• _Exercise_: Quote the data below in full, minus the images.

• _Charts and diagrams as code_:

········

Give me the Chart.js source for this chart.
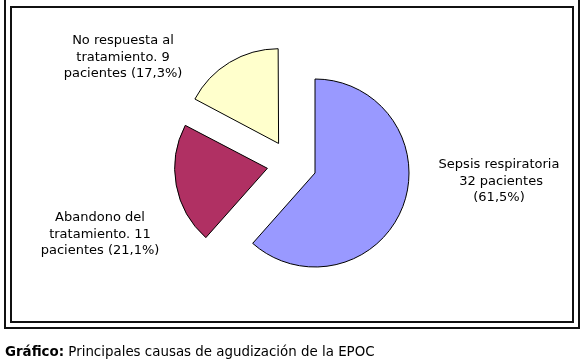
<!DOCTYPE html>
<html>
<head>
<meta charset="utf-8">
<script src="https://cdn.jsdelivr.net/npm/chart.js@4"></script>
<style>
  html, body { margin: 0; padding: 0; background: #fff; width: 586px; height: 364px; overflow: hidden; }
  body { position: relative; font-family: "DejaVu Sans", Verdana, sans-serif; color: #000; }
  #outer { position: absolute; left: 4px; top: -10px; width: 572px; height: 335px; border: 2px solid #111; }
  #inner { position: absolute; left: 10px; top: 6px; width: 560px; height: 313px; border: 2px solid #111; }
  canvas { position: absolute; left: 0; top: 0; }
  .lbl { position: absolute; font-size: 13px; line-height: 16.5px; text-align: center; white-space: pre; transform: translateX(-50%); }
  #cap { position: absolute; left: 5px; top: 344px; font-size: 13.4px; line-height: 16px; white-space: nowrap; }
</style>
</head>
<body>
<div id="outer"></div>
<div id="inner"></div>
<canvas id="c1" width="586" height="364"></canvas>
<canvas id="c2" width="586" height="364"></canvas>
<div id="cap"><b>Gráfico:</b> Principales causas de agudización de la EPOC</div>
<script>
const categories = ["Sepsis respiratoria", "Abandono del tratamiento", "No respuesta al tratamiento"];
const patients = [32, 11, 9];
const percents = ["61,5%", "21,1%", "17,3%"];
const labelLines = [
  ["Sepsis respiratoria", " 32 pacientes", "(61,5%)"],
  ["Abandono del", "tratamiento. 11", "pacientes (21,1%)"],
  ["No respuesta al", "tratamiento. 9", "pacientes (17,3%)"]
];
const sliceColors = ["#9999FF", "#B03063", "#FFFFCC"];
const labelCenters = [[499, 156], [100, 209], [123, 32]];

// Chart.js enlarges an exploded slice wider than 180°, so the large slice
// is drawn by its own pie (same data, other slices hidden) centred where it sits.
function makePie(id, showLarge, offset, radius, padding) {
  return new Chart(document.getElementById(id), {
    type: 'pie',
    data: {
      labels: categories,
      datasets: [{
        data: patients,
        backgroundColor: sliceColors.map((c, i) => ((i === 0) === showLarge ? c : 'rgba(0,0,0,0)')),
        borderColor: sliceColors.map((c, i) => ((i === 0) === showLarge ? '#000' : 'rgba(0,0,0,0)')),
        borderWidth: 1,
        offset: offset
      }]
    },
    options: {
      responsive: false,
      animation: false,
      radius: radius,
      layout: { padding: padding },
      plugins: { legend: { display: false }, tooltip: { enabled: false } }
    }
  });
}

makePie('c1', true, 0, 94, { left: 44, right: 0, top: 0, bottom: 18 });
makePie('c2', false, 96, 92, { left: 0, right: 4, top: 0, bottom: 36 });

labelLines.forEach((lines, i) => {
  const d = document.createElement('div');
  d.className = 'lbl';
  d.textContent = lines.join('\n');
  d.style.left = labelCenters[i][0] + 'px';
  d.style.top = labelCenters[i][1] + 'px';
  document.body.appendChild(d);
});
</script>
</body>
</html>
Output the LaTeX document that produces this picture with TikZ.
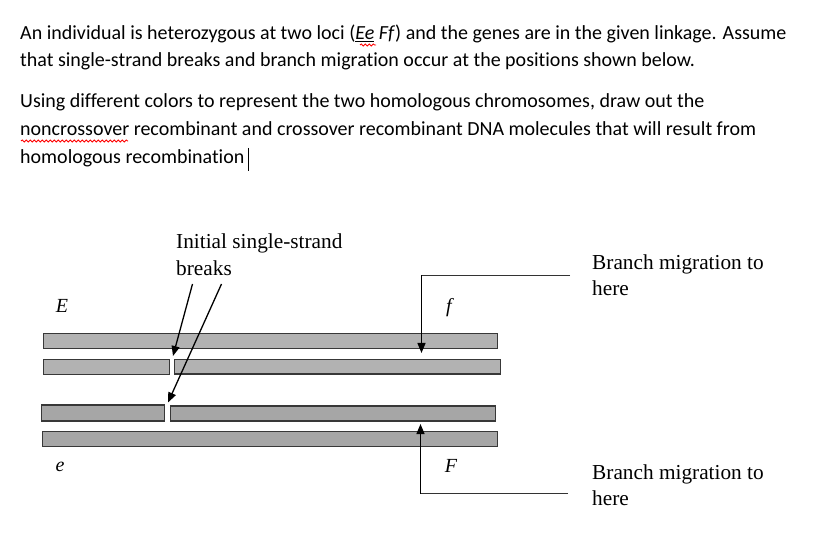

········

• _Output of the exercise_:
Give me the Chart.js source for this chart.
<!DOCTYPE html>
<html>
<head>
<meta charset="utf-8">
<script src="https://cdn.jsdelivr.net/npm/chart.js@4"></script>
<style>
  html, body { margin: 0; padding: 0; background: #fff; width: 586px; height: 364px; overflow: hidden; }
  body { position: relative; font-family: "DejaVu Sans", Verdana, sans-serif; color: #000; }
  #outer { position: absolute; left: 4px; top: -10px; width: 572px; height: 335px; border: 2px solid #111; }
  #inner { position: absolute; left: 10px; top: 6px; width: 560px; height: 313px; border: 2px solid #111; }
  canvas { position: absolute; left: 0; top: 0; }
  .lbl { position: absolute; font-size: 13px; line-height: 16.5px; text-align: center; white-space: pre; transform: translateX(-50%); }
  #cap { position: absolute; left: 5px; top: 344px; font-size: 13.4px; line-height: 16px; white-space: nowrap; }
</style>
</head>
<body>
<div id="outer"></div>
<div id="inner"></div>
<canvas id="c1" width="586" height="364"></canvas>
<canvas id="c2" width="586" height="364"></canvas>
<div id="cap"><b>Gráfico:</b> Principales causas de agudización de la EPOC</div>
<script>
const categories = ["Sepsis respiratoria", "Abandono del tratamiento", "No respuesta al tratamiento"];
const patients = [32, 11, 9];
const percents = ["61,5%", "21,1%", "17,3%"];
const labelLines = [
  ["Sepsis respiratoria", " 32 pacientes", "(61,5%)"],
  ["Abandono del", "tratamiento. 11", "pacientes (21,1%)"],
  ["No respuesta al", "tratamiento. 9", "pacientes (17,3%)"]
];
const sliceColors = ["#9999FF", "#B03063", "#FFFFCC"];
const labelCenters = [[499, 156], [100, 209], [123, 32]];

// Chart.js enlarges an exploded slice wider than 180°, so the large slice
// is drawn by its own pie (same data, other slices hidden) centred where it sits.
function makePie(id, showLarge, offset, radius, padding) {
  return new Chart(document.getElementById(id), {
    type: 'pie',
    data: {
      labels: categories,
      datasets: [{
        data: patients,
        backgroundColor: sliceColors.map((c, i) => ((i === 0) === showLarge ? c : 'rgba(0,0,0,0)')),
        borderColor: sliceColors.map((c, i) => ((i === 0) === showLarge ? '#000' : 'rgba(0,0,0,0)')),
        borderWidth: 1,
        offset: offset
      }]
    },
    options: {
      responsive: false,
      animation: false,
      radius: radius,
      layout: { padding: padding },
      plugins: { legend: { display: false }, tooltip: { enabled: false } }
    }
  });
}

makePie('c1', true, 0, 94, { left: 44, right: 0, top: 0, bottom: 18 });
makePie('c2', false, 96, 92, { left: 0, right: 4, top: 0, bottom: 36 });

labelLines.forEach((lines, i) => {
  const d = document.createElement('div');
  d.className = 'lbl';
  d.textContent = lines.join('\n');
  d.style.left = labelCenters[i][0] + 'px';
  d.style.top = labelCenters[i][1] + 'px';
  document.body.appendChild(d);
});
</script>
</body>
</html>
Output the LaTeX document that produces this picture with TikZ.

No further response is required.